- Dataset content
━━━

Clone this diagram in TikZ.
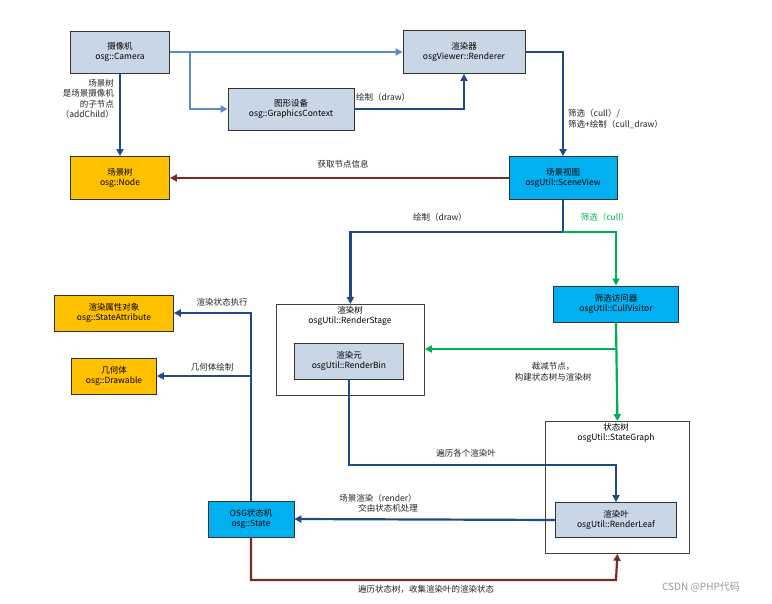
\documentclass[tikz,border=0pt]{standalone}
\usepackage{fontspec}
\setmainfont{Noto Sans CJK SC}
\usetikzlibrary{arrows.meta}
\definecolor{lb}{HTML}{C9D6E6}
\definecolor{org}{HTML}{FFC000}
\definecolor{cy}{HTML}{00B0F0}
\definecolor{elb}{HTML}{5B8CC7}
\definecolor{edb}{HTML}{1F4A87}
\definecolor{egr}{HTML}{00B050}
\definecolor{erd}{HTML}{7B2C22}
\definecolor{txt}{HTML}{222222}
\begin{document}
\begin{tikzpicture}[x=1pt,y=-1pt,
  font=\fontsize{8.5}{10.5}\selectfont,
  box/.style={draw=black!80,line width=0.8pt,align=center,inner sep=0pt,text=black},
  lbx/.style={box,fill=lb},
  obx/.style={box,fill=org},
  cbx/.style={box,fill=cy},
  wbx/.style={draw=black!75,line width=0.8pt,fill=white},
  e/.style={line width=2.2pt,-{Triangle[length=7pt,width=7pt]}},
  ln/.style={line width=2.2pt},
  lab/.style={text=txt,align=center,inner sep=0pt}]
\useasboundingbox (0,0) rectangle (772,604);
% nodes
\node[lbx,minimum width=99pt,minimum height=42pt] (cam) at (120,52) {摄像机\\osg::Camera};
\node[lbx,minimum width=126pt,minimum height=42pt] (gc) at (291,109) {图形设备\\osg::GraphicsContext};
\node[lbx,minimum width=122pt,minimum height=43pt] (ren) at (464,52) {渲染器\\osgViewer::Renderer};
\node[obx,minimum width=99pt,minimum height=43pt] (node) at (120,178) {场景树\\osg::Node};
\node[cbx,minimum width=108pt,minimum height=43pt] (sv) at (563,178) {场景视图\\osgUtil::SceneView};
\node[obx,minimum width=119pt,minimum height=36pt] (sa) at (114,313) {渲染属性对象\\osg::StateAttribute};
\node[obx,minimum width=85pt,minimum height=36pt] (dr) at (114,376) {几何体\\osg::Drawable};
\node[wbx,minimum width=148pt,minimum height=91pt,anchor=north west] (rs) at (276,304) {};
\node[lab,anchor=north,text=black] (rst) at (350,306) {渲染树\\osgUtil::RenderStage};
\node[lbx,minimum width=109pt,minimum height=36pt] (rb) at (349,361) {渲染元\\osgUtil::RenderBin};
\node[cbx,minimum width=125pt,minimum height=36pt] (cv) at (616,304) {筛选访问器\\osgUtil::CullVisitor};
\node[wbx,minimum width=144pt,minimum height=132pt,anchor=north west] (sg) at (545,421) {};
\node[lab,anchor=north,text=black] (sgt) at (616,423) {状态树\\osgUtil::StateGraph};
\node[lbx,minimum width=121pt,minimum height=35pt] (rl) at (616,520) {渲染叶\\osgUtil::RenderLeaf};
\node[cbx,minimum width=86pt,minimum height=36pt] (st) at (251,519) {OSG状态机\\osg::State};
% coordinates
\coordinate (c1) at (190,52);
\coordinate (c2) at (563,232);
\coordinate (c3) at (616,349);
\coordinate (c4) at (251,376);
% edges
\draw[e,elb] (cam.east) -- (ren.west);
\draw[e,elb] (c1) |- (gc.west);
\draw[e,edb] (gc.east) -| (ren.south);
\draw[e,edb] (cam.south) -- (node.north);
\draw[e,edb] (ren.east) -| (sv.north);
\draw[e,erd] (sv.west) -- (node.east);
\draw[e,edb] (sv.south) -- (c2) -| (rs.north);
\draw[e,egr] (c2) -| (cv.north);
\draw[e,egr] (cv.south) -- (sg.north);
\draw[e,egr] (c3) -- (rs.east |- c3);
\draw[e,edb] (rb.south) |- (616,465) -- (rl.north);
\draw[e,edb] (rl.west) -- (st.east);
\draw[e,edb] (st.north) |- (sa.east);
\draw[e,edb] (c4) -- (dr.east);
\draw[e,erd] (st.south) |- (616,580) -- (sg.south);
% labels
\node[lab,anchor=north east,align=right] (l1) at (114,79) {场景树\\是场景摄像机\\的子节点\\（addChild）};
\node[lab,anchor=west] (l2) at (356,97) {绘制（draw）};
\node[lab,anchor=west,align=left] (l3) at (568,119) {筛选（cull）/\\筛选+绘制（cull\_draw）};
\node[lab] (l4) at (343,164) {获取节点信息};
\node[lab] (l5) at (440,217) {绘制（draw）};
\node[lab,text=egr] (l6) at (605,217) {筛选（cull）};
\node[lab] (l7) at (553,372) {裁减节点，\\构建状态树与渲染树};
\node[lab] (l8) at (466,453) {遍历各个渲染叶};
\node[lab] (l9) at (378,503) {场景渲染（render）\\\hspace*{20pt}交由状态机处理};
\node[lab] (l10) at (222,302) {渲染状态执行};
\node[lab] (l11) at (212,367) {几何体绘制};
\node[lab] (l12) at (426,589) {遍历状态树，收集渲染叶的渲染状态};
\node[lab,text=black!40,font=\fontsize{10}{12}\selectfont] (wm) at (701,587) {CSDN @PHP代码};
\end{tikzpicture}
\end{document}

━━━

- Work to do
What is needed is an exact reproduction of the data, pictures excluded.

- Exercise output
Clone this diagram in TikZ.
\documentclass[tikz,border=0pt]{standalone}
\usepackage{fontspec}
\setmainfont{Noto Sans CJK SC}
\usetikzlibrary{arrows.meta}
\definecolor{lb}{HTML}{C9D6E6}
\definecolor{org}{HTML}{FFC000}
\definecolor{cy}{HTML}{00B0F0}
\definecolor{elb}{HTML}{5B8CC7}
\definecolor{edb}{HTML}{1F4A87}
\definecolor{egr}{HTML}{00B050}
\definecolor{erd}{HTML}{7B2C22}
\definecolor{txt}{HTML}{222222}
\begin{document}
\begin{tikzpicture}[x=1pt,y=-1pt,
  font=\fontsize{8.5}{10.5}\selectfont,
  box/.style={draw=black!80,line width=0.8pt,align=center,inner sep=0pt,text=black},
  lbx/.style={box,fill=lb},
  obx/.style={box,fill=org},
  cbx/.style={box,fill=cy},
  wbx/.style={draw=black!75,line width=0.8pt,fill=white},
  e/.style={line width=2.2pt,-{Triangle[length=7pt,width=7pt]}},
  ln/.style={line width=2.2pt},
  lab/.style={text=txt,align=center,inner sep=0pt}]
\useasboundingbox (0,0) rectangle (772,604);
% nodes
\node[lbx,minimum width=99pt,minimum height=42pt] (cam) at (120,52) {摄像机\\osg::Camera};
\node[lbx,minimum width=126pt,minimum height=42pt] (gc) at (291,109) {图形设备\\osg::GraphicsContext};
\node[lbx,minimum width=122pt,minimum height=43pt] (ren) at (464,52) {渲染器\\osgViewer::Renderer};
\node[obx,minimum width=99pt,minimum height=43pt] (node) at (120,178) {场景树\\osg::Node};
\node[cbx,minimum width=108pt,minimum height=43pt] (sv) at (563,178) {场景视图\\osgUtil::SceneView};
\node[obx,minimum width=119pt,minimum height=36pt] (sa) at (114,313) {渲染属性对象\\osg::StateAttribute};
\node[obx,minimum width=85pt,minimum height=36pt] (dr) at (114,376) {几何体\\osg::Drawable};
\node[wbx,minimum width=148pt,minimum height=91pt,anchor=north west] (rs) at (276,304) {};
\node[lab,anchor=north,text=black] (rst) at (350,306) {渲染树\\osgUtil::RenderStage};
\node[lbx,minimum width=109pt,minimum height=36pt] (rb) at (349,361) {渲染元\\osgUtil::RenderBin};
\node[cbx,minimum width=125pt,minimum height=36pt] (cv) at (616,304) {筛选访问器\\osgUtil::CullVisitor};
\node[wbx,minimum width=144pt,minimum height=132pt,anchor=north west] (sg) at (545,421) {};
\node[lab,anchor=north,text=black] (sgt) at (616,423) {状态树\\osgUtil::StateGraph};
\node[lbx,minimum width=121pt,minimum height=35pt] (rl) at (616,520) {渲染叶\\osgUtil::RenderLeaf};
\node[cbx,minimum width=86pt,minimum height=36pt] (st) at (251,519) {OSG状态机\\osg::State};
% coordinates
\coordinate (c1) at (190,52);
\coordinate (c2) at (563,232);
\coordinate (c3) at (616,349);
\coordinate (c4) at (251,376);
% edges
\draw[e,elb] (cam.east) -- (ren.west);
\draw[e,elb] (c1) |- (gc.west);
\draw[e,edb] (gc.east) -| (ren.south);
\draw[e,edb] (cam.south) -- (node.north);
\draw[e,edb] (ren.east) -| (sv.north);
\draw[e,erd] (sv.west) -- (node.east);
\draw[e,edb] (sv.south) -- (c2) -| (rs.north);
\draw[e,egr] (c2) -| (cv.north);
\draw[e,egr] (cv.south) -- (sg.north);
\draw[e,egr] (c3) -- (rs.east |- c3);
\draw[e,edb] (rb.south) |- (616,465) -- (rl.north);
\draw[e,edb] (rl.west) -- (st.east);
\draw[e,edb] (st.north) |- (sa.east);
\draw[e,edb] (c4) -- (dr.east);
\draw[e,erd] (st.south) |- (616,580) -- (sg.south);
% labels
\node[lab,anchor=north east,align=right] (l1) at (114,79) {场景树\\是场景摄像机\\的子节点\\（addChild）};
\node[lab,anchor=west] (l2) at (356,97) {绘制（draw）};
\node[lab,anchor=west,align=left] (l3) at (568,119) {筛选（cull）/\\筛选+绘制（cull\_draw）};
\node[lab] (l4) at (343,164) {获取节点信息};
\node[lab] (l5) at (440,217) {绘制（draw）};
\node[lab,text=egr] (l6) at (605,217) {筛选（cull）};
\node[lab] (l7) at (553,372) {裁减节点，\\构建状态树与渲染树};
\node[lab] (l8) at (466,453) {遍历各个渲染叶};
\node[lab] (l9) at (378,503) {场景渲染（render）\\\hspace*{20pt}交由状态机处理};
\node[lab] (l10) at (222,302) {渲染状态执行};
\node[lab] (l11) at (212,367) {几何体绘制};
\node[lab] (l12) at (426,589) {遍历状态树，收集渲染叶的渲染状态};
\node[lab,text=black!40,font=\fontsize{10}{12}\selectfont] (wm) at (701,587) {CSDN @PHP代码};
\end{tikzpicture}
\end{document}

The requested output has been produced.